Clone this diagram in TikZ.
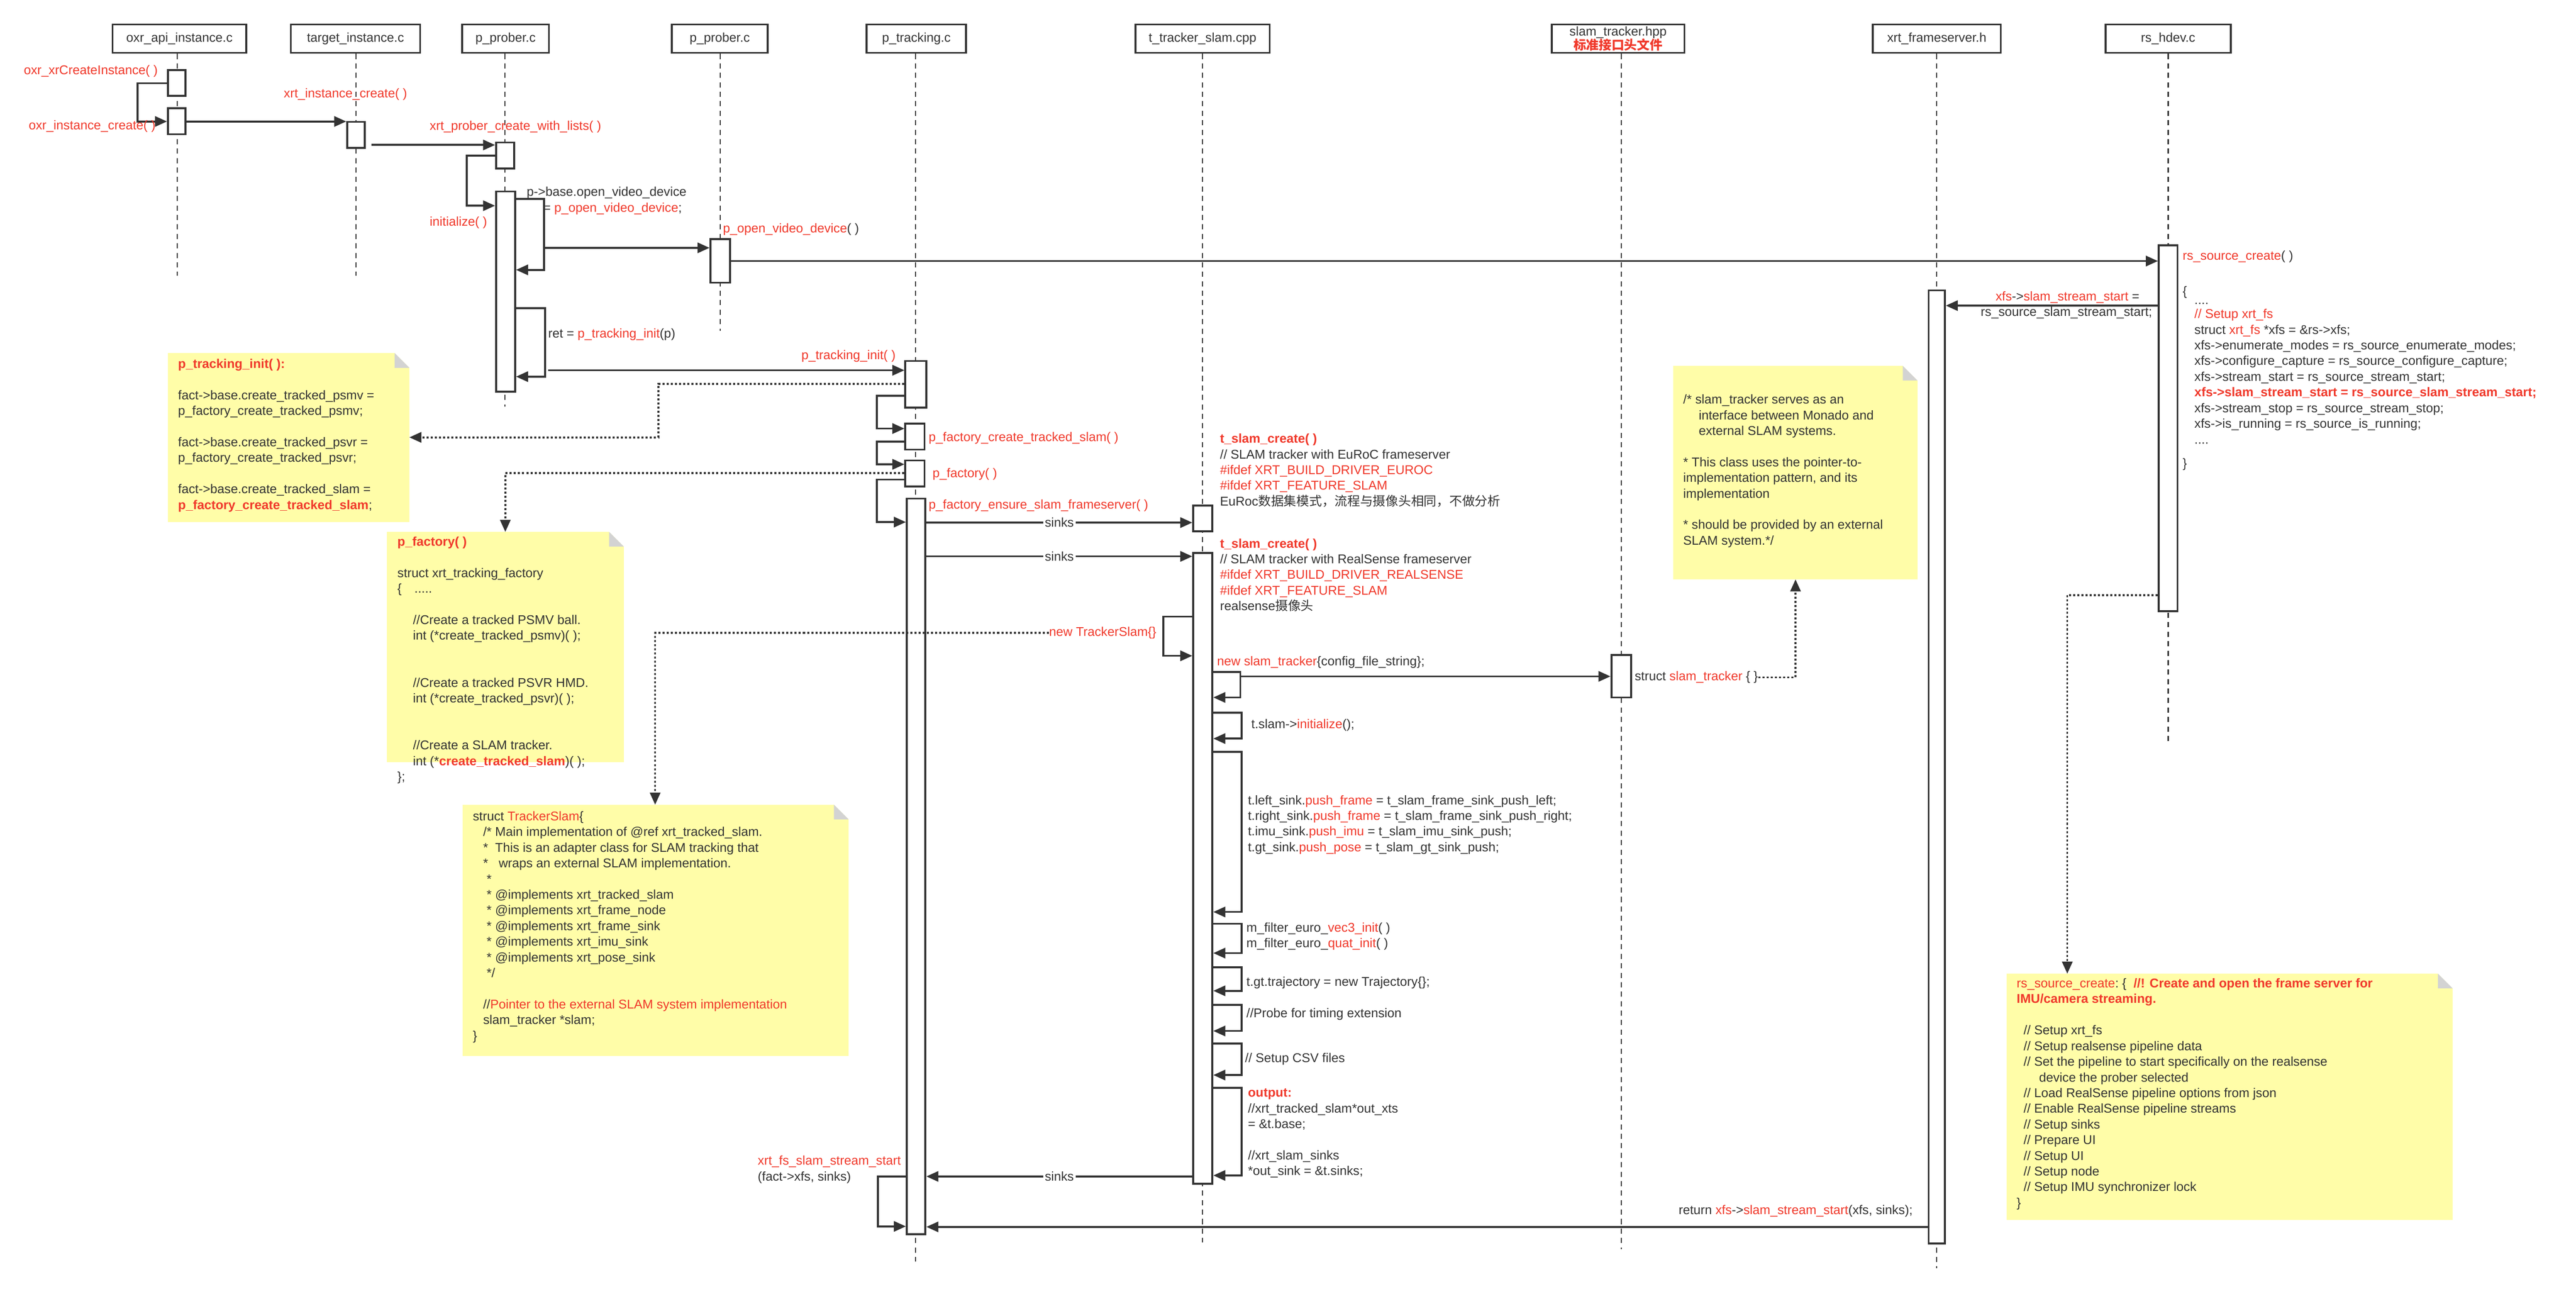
\documentclass[tikz,border=0pt]{standalone}
\usepackage{fontspec}
\setmainfont{Liberation Sans}
\newfontfamily\cjk{Noto Sans CJK SC}
\usetikzlibrary{arrows.meta,fit}
\definecolor{myred}{HTML}{F0392B}
\definecolor{ink}{HTML}{333333}
\definecolor{notey}{HTML}{FFFDA8}
\definecolor{foldg}{HTML}{D3D3D3}
\newcommand\rr[1]{\textcolor{myred}{#1}}
\newcommand\rb[1]{\textcolor{myred}{\bfseries #1}}
\newcommand\notebox[4]{%
  \fill[notey] (#1,#2) -- ({#3-30},#2) -- (#3,{#2+30}) -- (#3,#4) -- (#1,#4) -- cycle;
  \fill[foldg] ({#3-30},#2) -- (#3,{#2+30}) -- ({#3-30},{#2+30}) -- cycle;}
\begin{document}
\begin{tikzpicture}[x=0.01cm,y=-0.01cm,
  font=\fontsize{7.4}{9.1}\selectfont,
  every node/.style={text=ink},
  hdr/.style={draw=ink,line width=1.1pt,fill=white,inner sep=0},
  act/.style={draw=ink,line width=1.1pt,fill=white,inner sep=0},
  life/.style={draw=ink,line width=0.7pt,dash pattern=on 3pt off 2.5pt},
  msg/.style={draw=ink,line width=1.1pt,-{Triangle[length=7pt,width=6pt]}},
  dotc/.style={draw=ink,line width=1.1pt,dash pattern=on 1.2pt off 1.2pt,-{Triangle[length=7pt,width=6pt]}},
  lbl/.style={anchor=west,inner sep=0},
  lble/.style={anchor=east,inner sep=0},
  blk/.style={anchor=north west,inner sep=0,align=left},
  onl/.style={fill=white,inner sep=1pt}]
\useasboundingbox[fill=white] (0,0) rectangle (5261,2642);

% headers
\node[hdr,fit={(230,50)(503,108)}] (h1) {}; \node (h1t) at (h1) {oxr\_api\_instance.c};
\node[hdr,fit={(594,50)(858,108)}] (h2) {}; \node (h2t) at (h2) {target\_instance.c};
\node[hdr,fit={(944,50)(1121,108)}] (h3) {}; \node (h3t) at (h3) {p\_prober.c};
\node[hdr,fit={(1372,50)(1568,108)}] (h4) {}; \node (h4t) at (h4) {p\_prober.c};
\node[hdr,fit={(1770,50)(1973,108)}] (h5) {}; \node (h5t) at (h5) {p\_tracking.c};
\node[hdr,fit={(2319,50)(2593,108)}] (h6) {}; \node (h6t) at (h6) {t\_tracker\_slam.cpp};
\node[hdr,fit={(3169,50)(3440,108)}] (h7) {}; \node[align=center,inner sep=0] (h7t) at (h7) {slam\_tracker.hpp\\[-1pt]\textcolor{myred}{\cjk\bfseries 标准接口头文件}};
\node[hdr,fit={(3825,50)(4086,108)}] (h8) {}; \node (h8t) at (h8) {xrt\_frameserver.h};
\node[hdr,fit={(4300,50)(4556,108)}] (h9) {}; \node (h9t) at (h9) {rs\_hdev.c};

% lifelines
\coordinate (e1) at (362,563); \coordinate (e2) at (727,563); \coordinate (e3) at (1031,830);
\coordinate (e4) at (1471,676); \coordinate (e5) at (1870,2576); \coordinate (e6) at (2456,2537);
\coordinate (e7) at (3311,2550); \coordinate (e8) at (3955,2589); \coordinate (e9) at (4428,1517);
\draw[life] (h1.south -| e1) -- (e1);
\draw[life] (h2.south -| e2) -- (e2);
\draw[life] (h3.south -| e3) -- (e3);
\draw[life] (h4.south -| e4) -- (e4);
\draw[life] (h5.south -| e5) -- (e5);
\draw[life] (h6.south -| e6) -- (e6);
\draw[life] (h7.south -| e7) -- (e7);
\draw[life] (h8.south -| e8) -- (e8);
\draw[life] (h9.south -| e9) -- (e9);

% notes
\notebox{343}{721}{836}{1066}
\notebox{790}{1086}{1274}{1556}
\notebox{945}{1643}{1733}{2156}
\notebox{3417}{747}{3916}{1183}
\notebox{4098}{1988}{5009}{2491}
\coordinate (n1) at (836,893); \coordinate (n2) at (1032,1086); \coordinate (n4) at (1338,1643);
\coordinate (n3) at (3667,1183); \coordinate (n6) at (4222,1988);

% activation boxes
\node[act,fit={(343,143)(379,196)}] (oA1) {};
\node[act,fit={(343,221)(379,274)}] (oA2) {};
\node[act,fit={(709,249)(745,302)}] (tA) {};
\node[act,fit={(1013,291)(1050,344)}] (pA1) {};
\node[act,fit={(1013,391)(1052,800)}] (pA2) {};
\node[act,fit={(1451,488)(1491,577)}] (qA) {};
\node[act,fit={(1849,737)(1892,832)}] (kA) {};
\node[act,fit={(1849,865)(1888,918)}] (kB) {};
\node[act,fit={(1849,940)(1888,993)}] (kC) {};
\node[act,fit={(1852,1018)(1890,2520)}] (kD) {};
\node[act,fit={(2437,1032)(2476,1085)}] (sA1) {};
\node[act,fit={(2437,1129)(2476,2417)}] (sA2) {};
\node[act,fit={(3291,1337)(3331,1424)}] (hA) {};
\node[act,fit={(3939,593)(3972,2539)}] (fA) {};
\node[act,fit={(4409,501)(4447,1248)}] (rA) {};

% messages
\draw[msg] (oA1.west|-0,170) -- (281,170) -- (281,248) -- (oA2.west|-0,248);
\draw[msg] (oA2.east|-0,248) -- (tA.west|-0,248);
\draw[msg] (759,296) -- (pA1.west|-0,296);
\draw[msg] (pA1.west|-0,318) -- (953,318) -- (953,420) -- (pA2.west|-0,420);
\draw[msg] (pA2.east|-0,406) -- (1111,406) -- (1111,551) -- (pA2.east|-0,551);
\draw[msg] (1111,506) -- (qA.west|-0,506);
\draw[msg] (qA.east|-0,533) -- (rA.west|-0,533);
\draw[msg] (pA2.east|-0,629) -- (1113,629) -- (1113,769) -- (pA2.east|-0,769);
\draw[msg] (1119,756) -- (kA.west|-0,756);
\draw[msg] (kA.west|-0,808) -- (1791,808) -- (1791,875) -- (kB.west|-0,875);
\draw[msg] (kB.west|-0,902) -- (1791,902) -- (1791,948) -- (kC.west|-0,948);
\draw[msg] (kC.west|-0,979) -- (1791,979) -- (1791,1066) -- (kD.west|-0,1066);
\draw[msg] (kD.east|-0,1067) -- node[onl] (sk1) {sinks} (sA1.west|-0,1067);
\draw[msg] (kD.east|-0,1136) -- node[onl] (sk2) {sinks} (sA2.west|-0,1136);
\draw[msg] (sA2.west|-0,1259) -- (2376,1259) -- (2376,1339) -- (sA2.west|-0,1339);
\draw[msg] (sA2.east|-0,1372) -- (2533,1372) -- (2533,1424) -- (sA2.east|-0,1424);
\draw[msg] (2533,1381) -- (hA.west|-0,1381);
\foreach \a/\b in {1455/1508,1535/1862,1886/1946,1975/2023,2052/2105,2131/2195,2221/2400}
  \draw[msg] (sA2.east|-0,\a) -- (2536,\a) -- (2536,\b) -- (sA2.east|-0,\b);
\draw[msg] (sA2.west|-0,2402) -- node[onl] (sk3) {sinks} (kD.east|-0,2402);
\draw[msg] (kD.west|-0,2402) -- (1793,2402) -- (1793,2504) -- (kD.west|-0,2504);
\draw[msg] (fA.west|-0,2505) -- (kD.east|-0,2505);
\draw[msg] (rA.west|-0,624) -- (fA.east|-0,624);

% labels
\node[lbl] (l1) at (48,145) {\rr{oxr\_xrCreateInstance( )}};
\node[lbl] (l2) at (58,258) {\rr{oxr\_instance\_create( )}};
\node[lbl] (l3) at (579,193) {\rr{xrt\_instance\_create( )}};
\node[lbl] (l4) at (877,259) {\rr{xrt\_prober\_create\_with\_lists( )}};
\node[lbl] (l5) at (877,455) {\rr{initialize( )}};
\node[lbl] (l6) at (1075,394) {p->base.open\_video\_device};
\node[lbl] (l7) at (1109,426) {= \rr{p\_open\_video\_device};};
\node[lbl] (l8) at (1476,468) {\rr{p\_open\_video\_device}( )};
\node[lbl] (l9) at (1119,683) {ret = \rr{p\_tracking\_init}(p)};
\node[lbl] (l10) at (1636,727) {\rr{p\_tracking\_init( )}};
\node[lbl] (l11) at (4457,524) {\rr{rs\_source\_create}( )};
\node[lbl] (l12) at (1896,894) {\rr{p\_factory\_create\_tracked\_slam( )}};
\node[lbl] (l13) at (1904,968) {\rr{p\_factory( )}};
\node[lbl] (l14) at (1896,1032) {\rr{p\_factory\_ensure\_slam\_frameserver( )}};
\node[blk] (l15) at (2491,885) {\rb{t\_slam\_create( )}\\// SLAM tracker with EuRoC frameserver\\\rr{\#ifdef XRT\_BUILD\_DRIVER\_EUROC}\\\rr{\#ifdef XRT\_FEATURE\_SLAM}\\EuRoc{\cjk 数据集模式，流程与摄像头相同，不做分析}};
\node[blk] (l16) at (2491,1099) {\rb{t\_slam\_create( )}\\// SLAM tracker with RealSense frameserver\\\rr{\#ifdef XRT\_BUILD\_DRIVER\_REALSENSE}\\\rr{\#ifdef XRT\_FEATURE\_SLAM}\\realsense{\cjk 摄像头}};
\node[lbl] (l17) at (2142,1292) {\rr{new TrackerSlam\{\}}};
\node[lbl] (l18) at (2485,1352) {\rr{new slam\_tracker}\{config\_file\_string\};};
\node[lbl] (l19) at (3338,1383) {struct \rr{slam\_tracker} \{ \}};
\node[lbl] (l20) at (2555,1481) {t.slam->\rr{initialize}();};
\node[blk] (l21) at (2548,1623) {t.left\_sink.\rr{push\_frame} = t\_slam\_frame\_sink\_push\_left;\\t.right\_sink.\rr{push\_frame} = t\_slam\_frame\_sink\_push\_right;\\t.imu\_sink.\rr{push\_imu} = t\_slam\_imu\_sink\_push;\\t.gt\_sink.\rr{push\_pose} = t\_slam\_gt\_sink\_push;};
\node[blk] (l22) at (2545,1883) {m\_filter\_euro\_\rr{vec3\_init}( )\\m\_filter\_euro\_\rr{quat\_init}( )};
\node[lbl] (l23) at (2545,2007) {t.gt.trajectory = new Trajectory\{\};};
\node[lbl] (l24) at (2545,2071) {//Probe for timing extension};
\node[lbl] (l25) at (2542,2162) {// Setup CSV files};
\node[blk] (l26) at (2548,2222) {\rb{output:}\\//xrt\_tracked\_slam*out\_xts\\= \&t.base;\\[9.1pt]//xrt\_slam\_sinks\\*out\_sink = \&t.sinks;};
\node[blk] (l27) at (1547,2359) {\rr{xrt\_fs\_slam\_stream\_start}\\(fact->xfs, sinks)};
\node[lble] (l28) at (3907,2473) {return \rr{xfs}->\rr{slam\_stream\_start}(xfs, sinks);};
\node[lble] (l29) at (4370,607) {\rr{xfs}->\rr{slam\_stream\_start} =};
\node[lble] (l30) at (4396,639) {rs\_source\_slam\_stream\_start;};
\node[lbl] (l31) at (4457,597) {\{};
\node[blk] (l32) at (4481,618) {....\\[-1pt]\rr{// Setup xrt\_fs}\\struct \rr{xrt\_fs} *xfs = \&rs->xfs;\\xfs->enumerate\_modes = rs\_source\_enumerate\_modes;\\xfs->configure\_capture = rs\_source\_configure\_capture;\\xfs->stream\_start = rs\_source\_stream\_start;\\\rb{xfs->slam\_stream\_start = rs\_source\_slam\_stream\_start;}\\xfs->stream\_stop = rs\_source\_stream\_stop;\\xfs->is\_running = rs\_source\_is\_running;\\....};
\node[lbl] (l33) at (4457,948) {\}};

% note texts
\node[blk] (t1) at (363,732) {\rb{p\_tracking\_init( ):}\\[9.1pt]fact->base.create\_tracked\_psmv =\\p\_factory\_create\_tracked\_psmv;\\[9.1pt]fact->base.create\_tracked\_psvr =\\p\_factory\_create\_tracked\_psvr;\\[9.1pt]fact->base.create\_tracked\_slam =\\\rb{p\_factory\_create\_tracked\_slam};};
\node[blk] (t2) at (811,1095) {\rb{p\_factory( )}\\[9.1pt]struct xrt\_tracking\_factory\\\{\quad .....\\[9.1pt]\hspace*{9pt}//Create a tracked PSMV ball.\\\hspace*{9pt}int (*create\_tracked\_psmv)( );\\[18.2pt]\hspace*{9pt}//Create a tracked PSVR HMD.\\\hspace*{9pt}int (*create\_tracked\_psvr)( );\\[18.2pt]\hspace*{9pt}//Create a SLAM tracker.\\\hspace*{9pt}int (*\rb{create\_tracked\_slam})( );\\\};};
\node[blk] (t4) at (965,1656) {struct \rr{TrackerSlam}\{\\\hspace*{6pt}/* Main implementation of @ref xrt\_tracked\_slam.\\\hspace*{6pt}*\ \ This is an adapter class for SLAM tracking that\\\hspace*{6pt}*\ \ \ wraps an external SLAM implementation.\\\hspace*{8pt}*\\\hspace*{8pt}* @implements xrt\_tracked\_slam\\\hspace*{8pt}* @implements xrt\_frame\_node\\\hspace*{8pt}* @implements xrt\_frame\_sink\\\hspace*{8pt}* @implements xrt\_imu\_sink\\\hspace*{8pt}* @implements xrt\_pose\_sink\\\hspace*{8pt}*/\\[9.1pt]\hspace*{6pt}//\rr{Pointer to the external SLAM system implementation}\\\hspace*{6pt}slam\_tracker *slam;\\\}};
\node[blk] (t3) at (3437,805) {/* slam\_tracker serves as an\\\hspace*{9pt}interface between Monado and\\\hspace*{9pt}external SLAM systems.\\[9.1pt]* This class uses the pointer-to-\\implementation pattern, and its\\implementation\\[9.1pt]* should be provided by an external\\SLAM system.*/};
\node[blk] (t6) at (4118,1997) {\rr{rs\_source\_create}:\ \{\ \ \rb{//! Create and open the frame server for}\\\rb{IMU/camera streaming.}\\[9.1pt]\hspace*{4pt}// Setup xrt\_fs\\\hspace*{4pt}// Setup realsense pipeline data\\\hspace*{4pt}// Set the pipeline to start specifically on the realsense\\\hspace*{13pt}device the prober selected\\\hspace*{4pt}// Load RealSense pipeline options from json\\\hspace*{4pt}// Enable RealSense pipeline streams\\\hspace*{4pt}// Setup sinks\\\hspace*{4pt}// Prepare UI\\\hspace*{4pt}// Setup UI\\\hspace*{4pt}// Setup node\\\hspace*{4pt}// Setup IMU synchronizer lock\\\}};

% dotted connectors
\draw[dotc] (kA.west|-0,784) -- (1345,784) -- (1345,893) -- (n1);
\draw[dotc] (kC.west|-0,966) -- (1032,966) -- (n2);
\draw[dotc] (l17.west) -- (1338,1292) -- (n4);
\draw[dotc] (l19.east) -- (3667,1383) -- (n3);
\draw[dotc] (rA.west|-0,1215) -- (4222,1215) -- (n6);
\end{tikzpicture}
\end{document}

[The exercise]
Your task is to restate word for word the lines from the top of the data to the line containing "(0,0) rectangle (5261,2642);", both ends included, with every picture left out.

[Answer to the problem]
Clone this diagram in TikZ.
\documentclass[tikz,border=0pt]{standalone}
\usepackage{fontspec}
\setmainfont{Liberation Sans}
\newfontfamily\cjk{Noto Sans CJK SC}
\usetikzlibrary{arrows.meta,fit}
\definecolor{myred}{HTML}{F0392B}
\definecolor{ink}{HTML}{333333}
\definecolor{notey}{HTML}{FFFDA8}
\definecolor{foldg}{HTML}{D3D3D3}
\newcommand\rr[1]{\textcolor{myred}{#1}}
\newcommand\rb[1]{\textcolor{myred}{\bfseries #1}}
\newcommand\notebox[4]{%
  \fill[notey] (#1,#2) -- ({#3-30},#2) -- (#3,{#2+30}) -- (#3,#4) -- (#1,#4) -- cycle;
  \fill[foldg] ({#3-30},#2) -- (#3,{#2+30}) -- ({#3-30},{#2+30}) -- cycle;}
\begin{document}
\begin{tikzpicture}[x=0.01cm,y=-0.01cm,
  font=\fontsize{7.4}{9.1}\selectfont,
  every node/.style={text=ink},
  hdr/.style={draw=ink,line width=1.1pt,fill=white,inner sep=0},
  act/.style={draw=ink,line width=1.1pt,fill=white,inner sep=0},
  life/.style={draw=ink,line width=0.7pt,dash pattern=on 3pt off 2.5pt},
  msg/.style={draw=ink,line width=1.1pt,-{Triangle[length=7pt,width=6pt]}},
  dotc/.style={draw=ink,line width=1.1pt,dash pattern=on 1.2pt off 1.2pt,-{Triangle[length=7pt,width=6pt]}},
  lbl/.style={anchor=west,inner sep=0},
  lble/.style={anchor=east,inner sep=0},
  blk/.style={anchor=north west,inner sep=0,align=left},
  onl/.style={fill=white,inner sep=1pt}]
\useasboundingbox[fill=white] (0,0) rectangle (5261,2642);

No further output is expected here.